Legality and Reasonableness of Rule 22
The court found that sub-section (e) of Rule 22 was legally promulgated and aligned with the statutory authority granted to the Compensation Commissioner. The Commissioner was empowered to adopt rules regarding the collection, maintenance, and disbursement of the compensation fund, and the rule in question was essential to addressing potential risks to the fund's solvency. The court highlighted that allowing employers to evade liability simply by transferring ownership could lead to significant losses for the fund and undermine the protections afforded to workers. The court determined that the rule was neither arbitrary nor unreasonable; instead, it was designed to uphold the general intent of the compensation law and ensure the fund's integrity. This reasoning illustrated the court's commitment to reinforcing the legislative framework established to protect both workers and employers.
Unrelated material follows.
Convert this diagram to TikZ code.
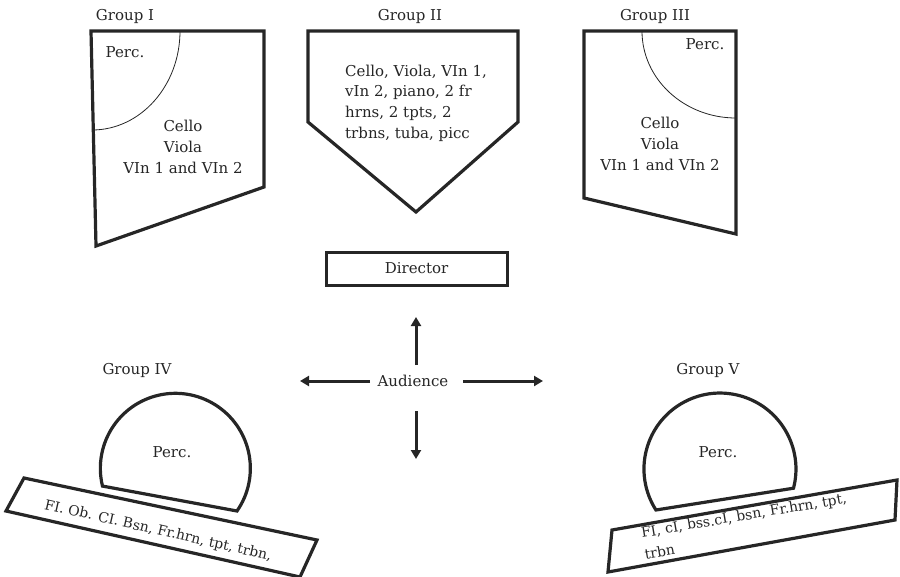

Public Knowledge of Financial Responsibilities
In addressing the appellant's claim that the rule created a secret lien, the court emphasized that the financial responsibilities of subscribers to the fund were publicly accessible. The records maintained by the Compensation Commission were open to the public, allowing potential purchasers like the C.H. Mead Coal Company to ascertain the existing liabilities associated with the operations they were acquiring. The court pointed out that the appellant should have conducted due diligence regarding Martin's claim before finalizing the acquisition. By failing to investigate the financial obligations tied to the purchased property, the C.H. Mead Coal Company effectively accepted the risks and responsibilities associated with that acquisition. Thus, the court held that the company could not justly argue that it was unaware of its obligations under the compensation system, reinforcing the principle that all potential liabilities must be considered in business transactions.